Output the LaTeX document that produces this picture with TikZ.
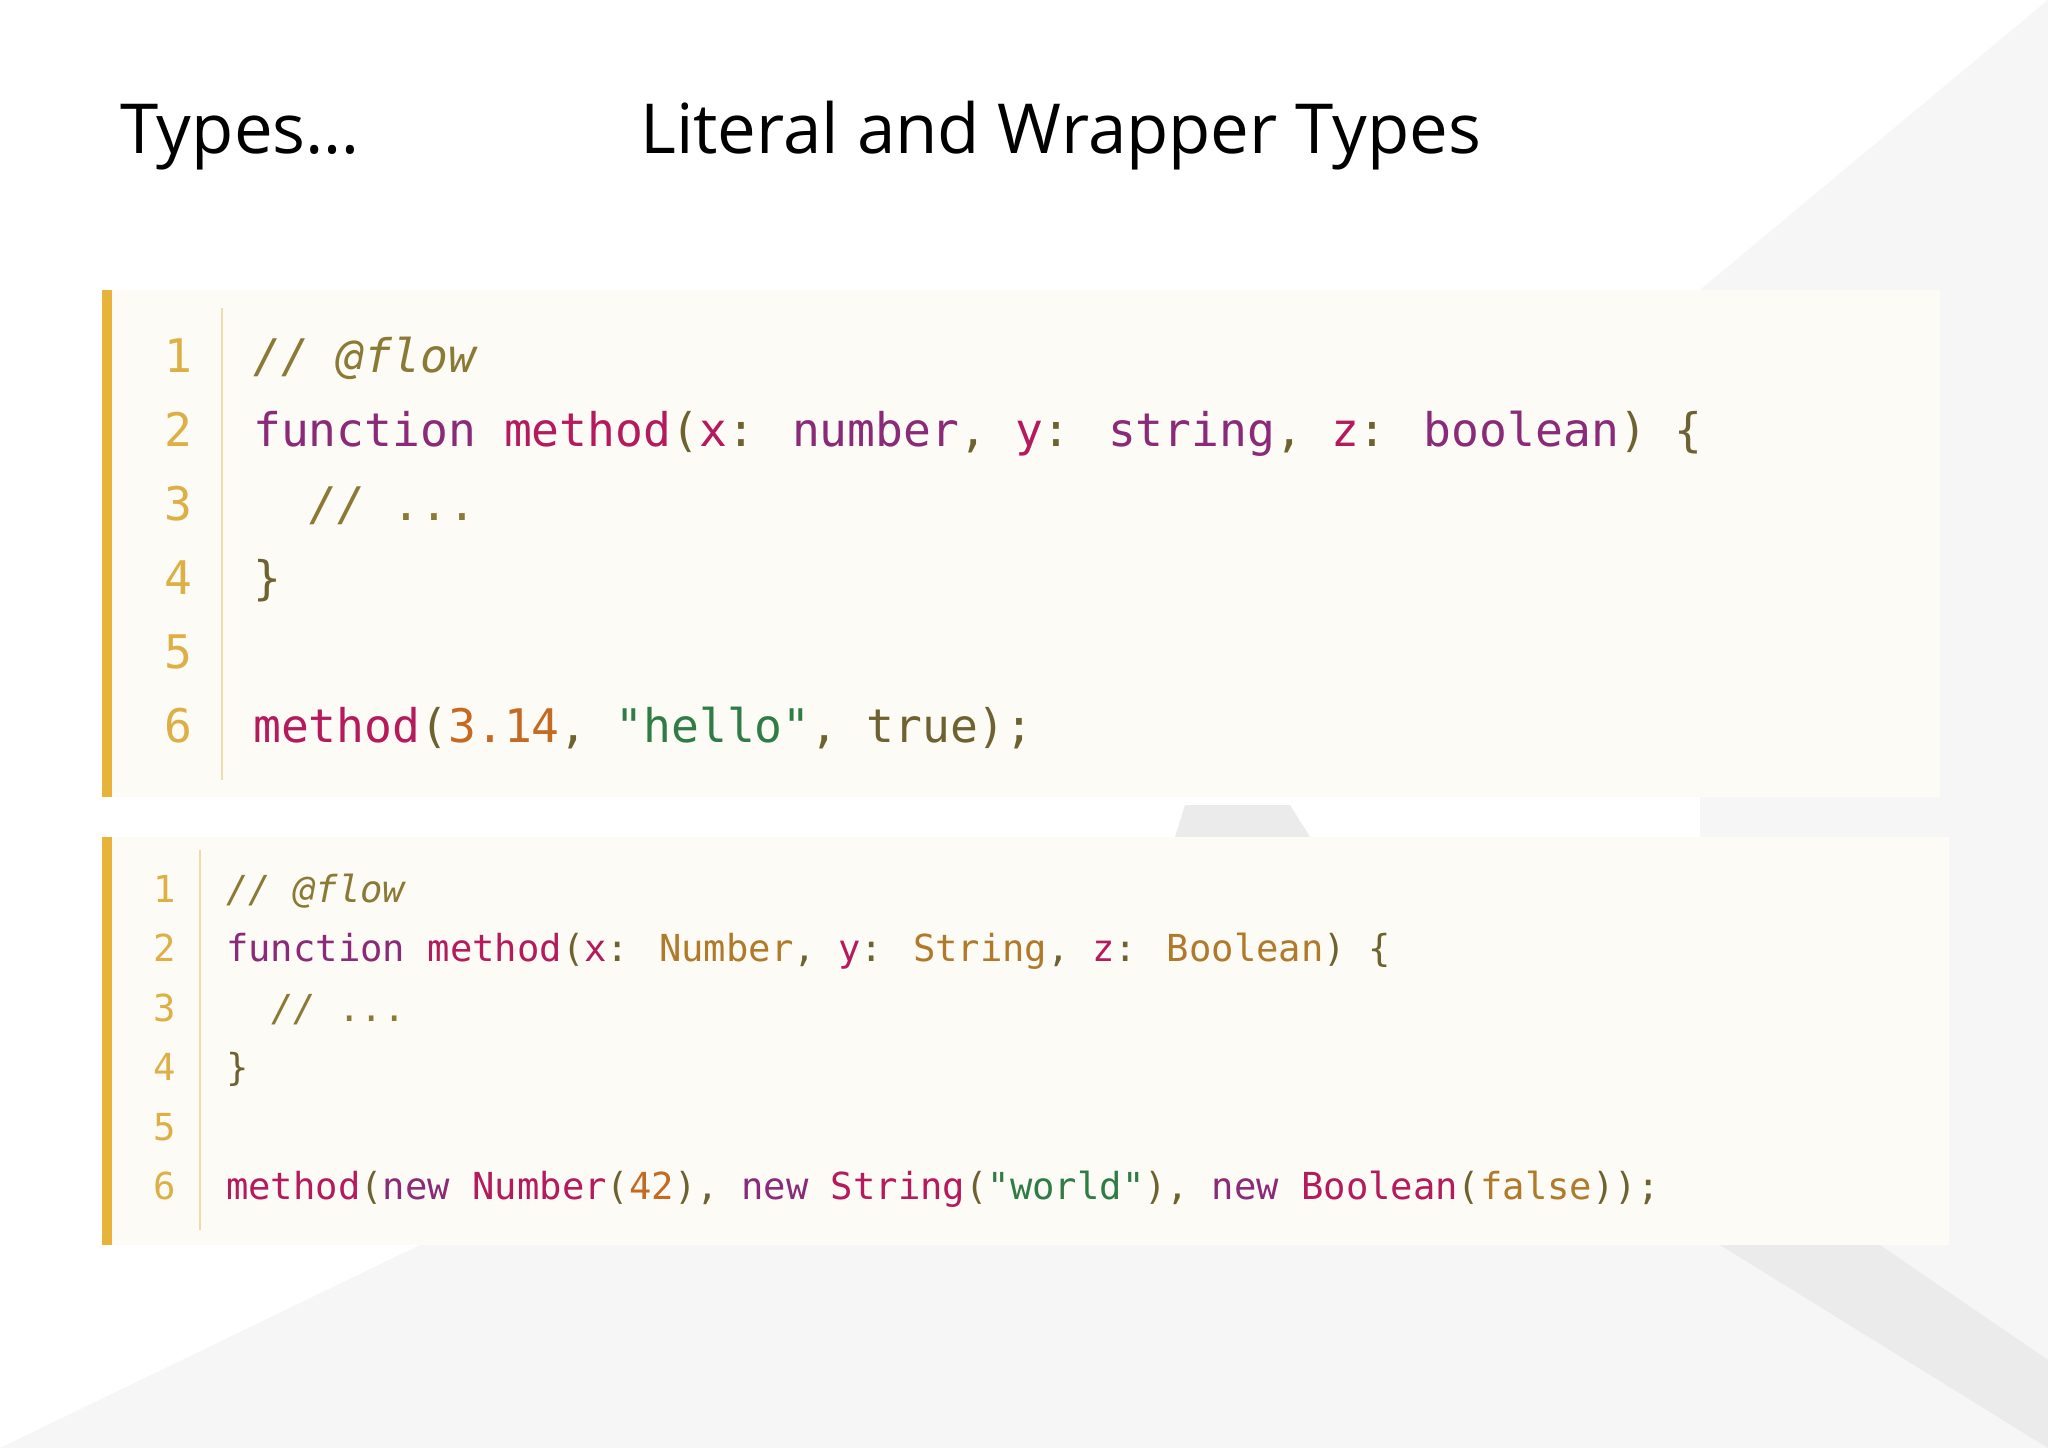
\documentclass[tikz,border=0pt]{standalone}
\usepackage{fontspec}
\setmainfont{Open Sans}
\newfontfamily\codefont{DejaVu Sans Mono}
\definecolor{bar}{HTML}{E8B33A}
\definecolor{lnum}{HTML}{DDAF45}
\definecolor{gut}{HTML}{EEDDAA}
\definecolor{boxbg}{HTML}{FCFBF6}
\definecolor{cfun}{HTML}{8A2A78}
\definecolor{cmeth}{HTML}{B51A5C}
\definecolor{cpun}{HTML}{6E6230}
\definecolor{cnum}{HTML}{C46A22}
\definecolor{cstr}{HTML}{2F7D45}
\definecolor{ctype}{HTML}{B07A2A}
\definecolor{ccom}{HTML}{8A7A35}
\definecolor{bgA}{HTML}{F6F6F6}
\definecolor{bgB}{HTML}{EBEBEB}
\newcommand{\cF}[1]{\textcolor{cfun}{#1}}
\newcommand{\cM}[1]{\textcolor{cmeth}{#1}}
\newcommand{\cP}[1]{\textcolor{cpun}{#1}}
\newcommand{\cN}[1]{\textcolor{cnum}{#1}}
\newcommand{\cS}[1]{\textcolor{cstr}{#1}}
\newcommand{\cT}[1]{\textcolor{ctype}{#1}}
\newcommand{\cC}[1]{\textcolor{ccom}{\itshape #1}}
\begin{document}
\begin{tikzpicture}[x=1pt,y=-1pt,
  title/.style={anchor=base west,inner sep=0,font=\fontsize{69}{80}\selectfont},
  codeA/.style={anchor=base west,inner sep=0,font=\codefont\fontsize{46.3}{50}\selectfont},
  numA/.style={anchor=base,inner sep=0,text=lnum,font=\codefont\fontsize{46.3}{50}\selectfont},
  codeB/.style={anchor=base west,inner sep=0,font=\codefont\fontsize{37.2}{40}\selectfont},
  numB/.style={anchor=base,inner sep=0,text=lnum,font=\codefont\fontsize{37.2}{40}\selectfont}]
\useasboundingbox[fill=white] (0,0) rectangle (2048,1448);
% background shapes
\fill[bgA] (1700,290) -- (2048,0) -- (2048,1448) -- (1700,1448) -- cycle;
\fill[bgA] (0,1448) -- (420,1245) -- (1720,1245) -- (2048,1448) -- cycle;
\fill[bgB] (1720,1245) -- (1880,1245) -- (2048,1360) -- (2048,1448) -- cycle;
\fill[bgB] (1175,837) -- (1185,805) -- (1290,805) -- (1310,837) -- cycle;
% titles
\node[title] (t1) at (120,153) {Types…};
\node[title] (t2) at (640,153) {Literal and Wrapper Types};
% box 1
\fill[boxbg] (102,290) rectangle (1940,797);
\fill[bar] (102,290) rectangle (112,797);
\draw[gut,line width=2] (222,308) -- (222,780);
\foreach \i/\y in {1/372,2/446,3/520,4/594,5/668,6/742}
  \node[numA] (a\i) at (178,\y) {\i};
\node[codeA] (l1) at (253,372) {\cC{//\ @flow}};
\node[codeA] (l2) at (253,446) {\cF{function} \cM{method}\cP{(}\cM{x}\cP{:} \cF{number}\cP{,} \cM{y}\cP{:} \cF{string}\cP{,} \cM{z}\cP{:} \cF{boolean}\cP{)} \cP{\{}};
\node[codeA] (l3) at (309,520) {\cC{//\ \upshape...}};
\node[codeA] (l4) at (253,594) {\cP{\}}};
\node[codeA] (l6) at (253,742) {\cM{method}\cP{(}\cN{3.14}\cP{,} \cS{"hello"}\cP{,} \cP{true}\cP{);}};
% box 2
\fill[boxbg] (102,837) rectangle (1949,1245);
\fill[bar] (102,837) rectangle (112,1245);
\draw[gut,line width=2] (200,850) -- (200,1230);
\foreach \i/\y in {1/902,2/961,3/1021,4/1080,5/1140,6/1199}
  \node[numB] (b\i) at (165,\y) {\i};
\node[codeB] (m1) at (226,902) {\cC{//\ @flow}};
\node[codeB] (m2) at (226,961) {\cF{function} \cM{method}\cP{(}\cM{x}\cP{:} \cT{Number}\cP{,} \cM{y}\cP{:} \cT{String}\cP{,} \cM{z}\cP{:} \cT{Boolean}\cP{)} \cP{\{}};
\node[codeB] (m3) at (271,1021) {\cC{//\ \upshape...}};
\node[codeB] (m4) at (226,1080) {\cP{\}}};
\node[codeB] (m6) at (226,1199) {\cM{method}\cP{(}\cF{new} \cM{Number}\cP{(}\cN{42}\cP{),} \cF{new} \cM{String}\cP{(}\cS{"world"}\cP{),} \cF{new} \cM{Boolean}\cP{(}\cT{false}\cP{));}};
\end{tikzpicture}
\end{document}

- - -

> [Given exercise]
Take the listing above and print it exactly, apart from the pictures.

> [Result of the task]
Output the LaTeX document that produces this picture with TikZ.
\documentclass[tikz,border=0pt]{standalone}
\usepackage{fontspec}
\setmainfont{Open Sans}
\newfontfamily\codefont{DejaVu Sans Mono}
\definecolor{bar}{HTML}{E8B33A}
\definecolor{lnum}{HTML}{DDAF45}
\definecolor{gut}{HTML}{EEDDAA}
\definecolor{boxbg}{HTML}{FCFBF6}
\definecolor{cfun}{HTML}{8A2A78}
\definecolor{cmeth}{HTML}{B51A5C}
\definecolor{cpun}{HTML}{6E6230}
\definecolor{cnum}{HTML}{C46A22}
\definecolor{cstr}{HTML}{2F7D45}
\definecolor{ctype}{HTML}{B07A2A}
\definecolor{ccom}{HTML}{8A7A35}
\definecolor{bgA}{HTML}{F6F6F6}
\definecolor{bgB}{HTML}{EBEBEB}
\newcommand{\cF}[1]{\textcolor{cfun}{#1}}
\newcommand{\cM}[1]{\textcolor{cmeth}{#1}}
\newcommand{\cP}[1]{\textcolor{cpun}{#1}}
\newcommand{\cN}[1]{\textcolor{cnum}{#1}}
\newcommand{\cS}[1]{\textcolor{cstr}{#1}}
\newcommand{\cT}[1]{\textcolor{ctype}{#1}}
\newcommand{\cC}[1]{\textcolor{ccom}{\itshape #1}}
\begin{document}
\begin{tikzpicture}[x=1pt,y=-1pt,
  title/.style={anchor=base west,inner sep=0,font=\fontsize{69}{80}\selectfont},
  codeA/.style={anchor=base west,inner sep=0,font=\codefont\fontsize{46.3}{50}\selectfont},
  numA/.style={anchor=base,inner sep=0,text=lnum,font=\codefont\fontsize{46.3}{50}\selectfont},
  codeB/.style={anchor=base west,inner sep=0,font=\codefont\fontsize{37.2}{40}\selectfont},
  numB/.style={anchor=base,inner sep=0,text=lnum,font=\codefont\fontsize{37.2}{40}\selectfont}]
\useasboundingbox[fill=white] (0,0) rectangle (2048,1448);
% background shapes
\fill[bgA] (1700,290) -- (2048,0) -- (2048,1448) -- (1700,1448) -- cycle;
\fill[bgA] (0,1448) -- (420,1245) -- (1720,1245) -- (2048,1448) -- cycle;
\fill[bgB] (1720,1245) -- (1880,1245) -- (2048,1360) -- (2048,1448) -- cycle;
\fill[bgB] (1175,837) -- (1185,805) -- (1290,805) -- (1310,837) -- cycle;
% titles
\node[title] (t1) at (120,153) {Types…};
\node[title] (t2) at (640,153) {Literal and Wrapper Types};
% box 1
\fill[boxbg] (102,290) rectangle (1940,797);
\fill[bar] (102,290) rectangle (112,797);
\draw[gut,line width=2] (222,308) -- (222,780);
\foreach \i/\y in {1/372,2/446,3/520,4/594,5/668,6/742}
  \node[numA] (a\i) at (178,\y) {\i};
\node[codeA] (l1) at (253,372) {\cC{//\ @flow}};
\node[codeA] (l2) at (253,446) {\cF{function} \cM{method}\cP{(}\cM{x}\cP{:} \cF{number}\cP{,} \cM{y}\cP{:} \cF{string}\cP{,} \cM{z}\cP{:} \cF{boolean}\cP{)} \cP{\{}};
\node[codeA] (l3) at (309,520) {\cC{//\ \upshape...}};
\node[codeA] (l4) at (253,594) {\cP{\}}};
\node[codeA] (l6) at (253,742) {\cM{method}\cP{(}\cN{3.14}\cP{,} \cS{"hello"}\cP{,} \cP{true}\cP{);}};
% box 2
\fill[boxbg] (102,837) rectangle (1949,1245);
\fill[bar] (102,837) rectangle (112,1245);
\draw[gut,line width=2] (200,850) -- (200,1230);
\foreach \i/\y in {1/902,2/961,3/1021,4/1080,5/1140,6/1199}
  \node[numB] (b\i) at (165,\y) {\i};
\node[codeB] (m1) at (226,902) {\cC{//\ @flow}};
\node[codeB] (m2) at (226,961) {\cF{function} \cM{method}\cP{(}\cM{x}\cP{:} \cT{Number}\cP{,} \cM{y}\cP{:} \cT{String}\cP{,} \cM{z}\cP{:} \cT{Boolean}\cP{)} \cP{\{}};
\node[codeB] (m3) at (271,1021) {\cC{//\ \upshape...}};
\node[codeB] (m4) at (226,1080) {\cP{\}}};
\node[codeB] (m6) at (226,1199) {\cM{method}\cP{(}\cF{new} \cM{Number}\cP{(}\cN{42}\cP{),} \cF{new} \cM{String}\cP{(}\cS{"world"}\cP{),} \cF{new} \cM{Boolean}\cP{(}\cT{false}\cP{));}};
\end{tikzpicture}
\end{document}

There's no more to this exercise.